Question

9. A rectangle has a width that is 2 feet longer than four times the length. What is the length of the rectangle
if the perimeter is 64 feet? (HINT: Draw a picture and use algebra to solve)

Answer

**step1** Understanding the problem

The problem describes a rectangle and provides two key pieces of information: its perimeter is 64 feet, and its width has a specific relationship to its length. We are told that the width is 2 feet longer than four times the length. Our goal is to determine the length of this rectangle.

**step2** Finding the sum of the length and width

The perimeter of a rectangle is the total distance around its four sides. It can be calculated by adding the length and the width together and then multiplying that sum by 2.
Given that the perimeter of the rectangle is 64 feet, we can find the sum of just one length and one width by dividing the total perimeter by 2.
Sum of length and width = Perimeter ÷ 2
Sum of length and width = 64 feet ÷ 2
Sum of length and width = 32 feet.

**step3** Expressing the sum of length and width in terms of length

The problem states that the width is 2 feet longer than four times the length. This means we can think of the width as four times the length, plus an additional 2 feet.
So, we can write: Width = (4 × Length) + 2 feet.
Now, let's consider the sum of the length and the width using this information:
Length + Width = Length + (4 × Length + 2 feet)
When we combine the parts that represent the length, we have one length plus four more lengths, which totals five times the length.
So, Length + Width = (5 × Length) + 2 feet.
This means that five times the length, plus 2 feet, is equal to the sum of the length and width.

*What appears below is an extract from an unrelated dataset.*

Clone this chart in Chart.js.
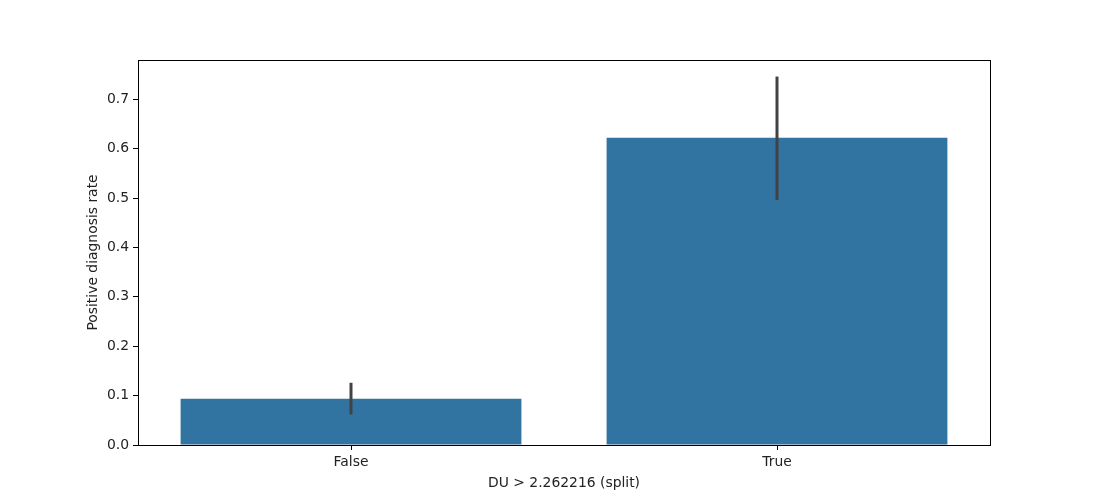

**step4** Calculating the length

From the previous steps, we have two ways to express the sum of the length and the width:
1. We found that the sum of the length and width is 32 feet.
2. We found that the sum of the length and width is also equal to (5 × Length) + 2 feet.
Therefore, we can set these two expressions equal to each other:
(5 × Length) + 2 feet = 32 feet.
To find what 5 times the length equals, we need to remove the extra 2 feet from both sides:
5 × Length = 32 feet - 2 feet
5 × Length = 30 feet.
Now, to find the actual length, we need to divide 30 feet into 5 equal parts:
Length = 30 feet ÷ 5
Length = 6 feet.
Thus, the length of the rectangle is 6 feet.

**step5** Verifying the answer

Let's check our answer to make sure it fits all the conditions of the problem.
If the length of the rectangle is 6 feet:
The width is 2 feet longer than four times the length.
Width = (4 × 6 feet) + 2 feet = 24 feet + 2 feet = 26 feet.
Now, let's calculate the perimeter using these dimensions:
Perimeter = 2 × (Length + Width) = 2 × (6 feet + 26 feet) = 2 × 32 feet = 64 feet.
This matches the perimeter given in the problem, confirming that our calculated length of 6 feet is correct.